Besides this, from line 96 to 99 the authors claim that (Golowich et al. 2020) proves some result about optimistic method in non-monotone setting, which is not true (since that paper concerns extragradient for monotone VIs). I also fail to see how optimistic dual extrapolation presented here is related to the regularized dual averaging method proposed in (Xiao 2010) since no composite term appears in the algorithm, which makes the use of L1 regularization impossible (Remark 2).
[1] Liu, M., Mroueh, Y., Ross, J., Zhang, W., Cui, X., Das, P., & Yang, T. (2019, September). Towards Better Understanding of Adaptive Gradient Algorithms in Generative Adversarial Nets. In International Conference on Learning Representations.

__ Reproducibility__: Yes

__ Additional Feedback__:

__ Summary and Contributions__: This paper studies a single-call extragradient method for solving a class of non-monotone variational inequalities. The algorithm is a hybrid version of dual averaging and the extragradient method. Both stochastic and deterministic VIs under weak monotonicity assumptions are studied. Emphasis is put on convergence of the last iterate, and optimal complexity results are obtained.

__ Strengths__: The paper provides an innovative hybrid single-call extragradient method. Convergence of the last iterate is proven and as well as non-asymptotic optimal iteration complexity. This is an interesting result but somewhat expected. What I personally find most intriguing is the design of the algorithm. Including the gradient of the Bregman divergence into the dual update step as a regularizer is a nice innovation, and resembles classical Tikhonov regularization ideas. This could lead to interesting new algorithmic developments.

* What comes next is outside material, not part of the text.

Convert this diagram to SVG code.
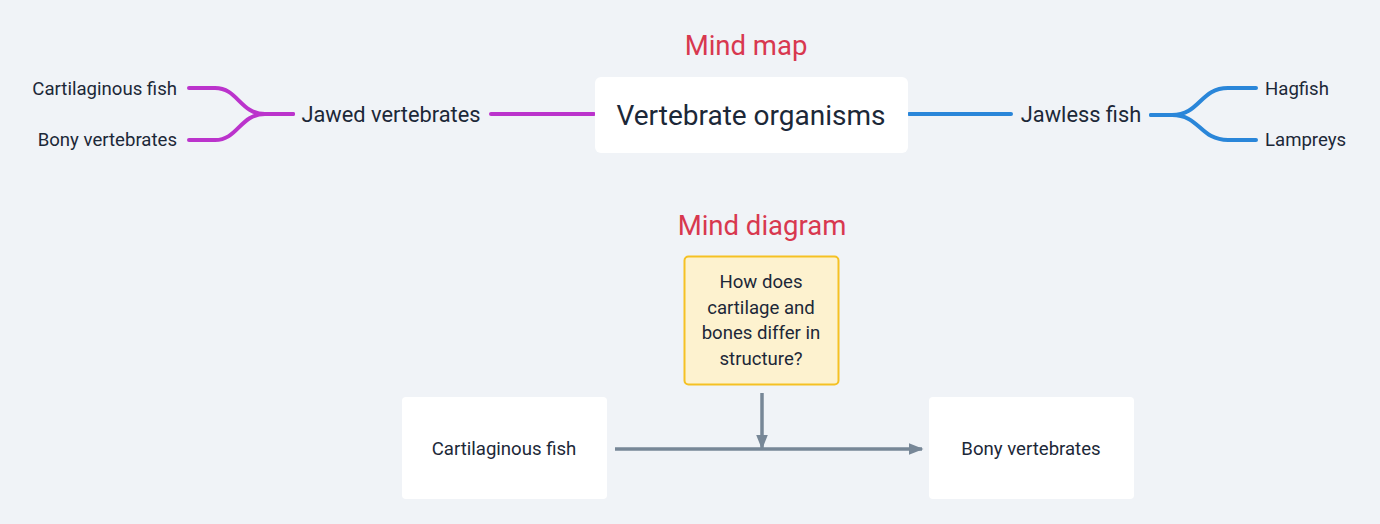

__ Weaknesses__: The main paper needs a serious revision in terms of writing. There seems to be a discrepancy between the content in the supplementary materials and the main paper. In particular, the following points should be taken into consideration:
▪ I don’t understand why only strongly convex norms can be used as distance generating kernels. It seems that you insists on kernels which are not steep at the boundary. I don’t know exactly why, so please provide some more details here.
▪ The notation should be improved. Usually we call distance generating kernels by omega or h, so please choose one of them also in the paper. Write the gradient of the Bregman divergence in terms of the function and not in terms of the distance. This is unpleasant to read.
▪ v_{0} in line 7 of Algorithm 1 and Algorithm 2 is not defined
▪ In know that in ML the word „optimistic“ is common. I never understood what this means. Maybe you can add a short explanation.
Corollary 2: Missing element symbol.

__ Correctness__: As far as I can say the results seem to be correct.

__ Clarity__: This is the major weakness of the paper and the reason why I have to lower my overall score. The paper needs a very serious revision in order to be acceptable.

__ Relation to Prior Work__: The references mentioned are adequate.

__ Reproducibility__: Yes

__ Additional Feedback__: ====Update after the rebuttal====
I think this paper contains some very interesting parts. However, the submission has sever deficits in terms of the writing, and I am not convinced that the paper will be ready for publication after a short revision. For this reason I lower my final score.